Can you search log data in this volume? ElasticSearch has query capabilities for small scale log data I think.

Why would I use ClickHouse instead of storing log data as json file for historical log data?

sethammons•1h ago
Scale and costs. We are faced with logging scale at my work. A naive "push json into splunk" will cost us over $6M/year, but I can only get maybe 5-10% of that approved.

In the article, they talk about needing 8k cpu to process their json logs, but only 90 cpu afterward.

munchbunny•1h ago
> Can you search log data in this volume?

(Context: I work at this scale)

Yes. However, as you can imagine, the processing costs can be potentially enormous. If your indexing/ordering/clustering strategy isn't set up well, a single query can easily end up costing you on the order of $1-$10 to do something as simple as "look for records containing this string".

My experiences line up with theirs: at the scale where you are moving petabytes of data, the best optimizations are, unsurprisingly, "touch as little data as few times as possible" and "move as little data as possible". Every time you have to serialize/de-serialize, and every time you have to perform disk/network I/O, you introduce a lot of performance cost and therefore overall cost to your wallet.

Naturally, this can put OTel directly at odds with efficiency because the OTel collector is an extra I/O and serialization hop.
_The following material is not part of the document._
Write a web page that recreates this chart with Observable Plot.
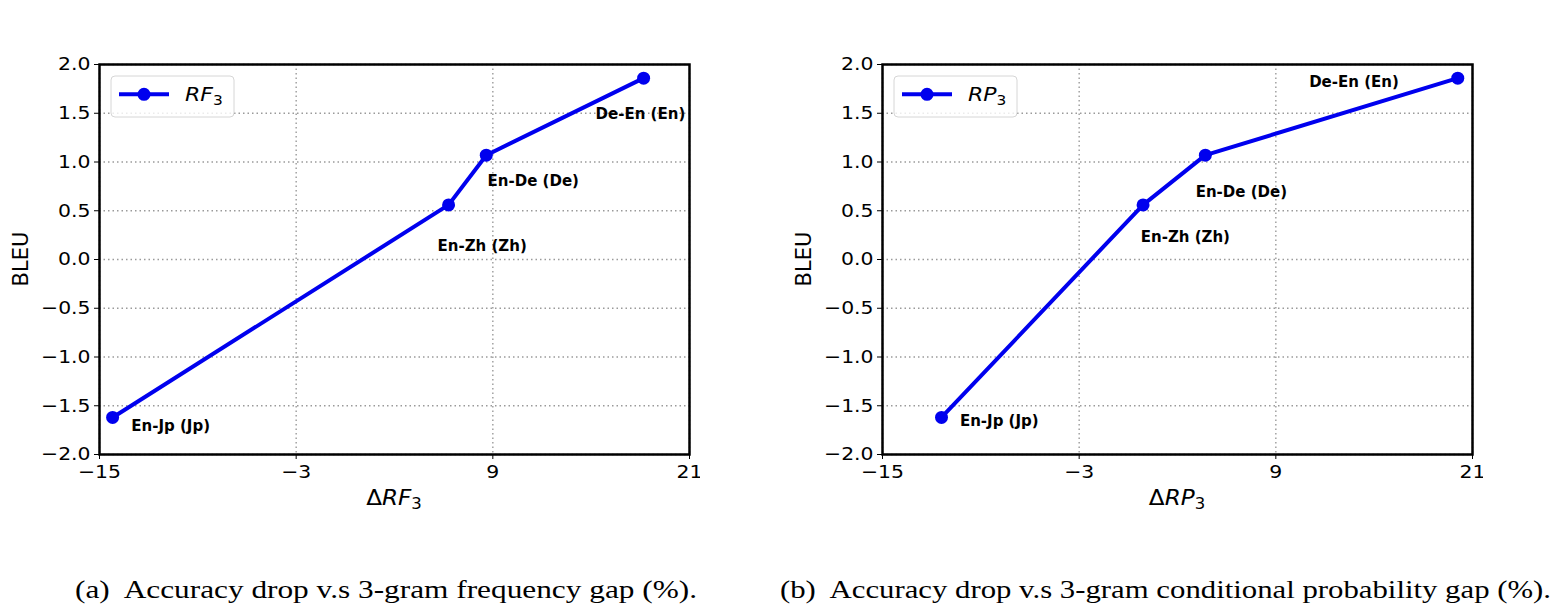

But then again, if you operate at the petabyte scale, the amount of money you save by throwing away a single hop can more than pay for an engineer whose only job is to write serializer/deserializer logic.

revskill•1h ago
THis industry is mostly filled with half-baked or in-progress standards which leads to segmentation of the ecosystems. From graphql, to openapi, to mcp,... to everything, nothing is perfect and it's fine.

The problem is, people who created spec is just following trial and error approach, which is insane.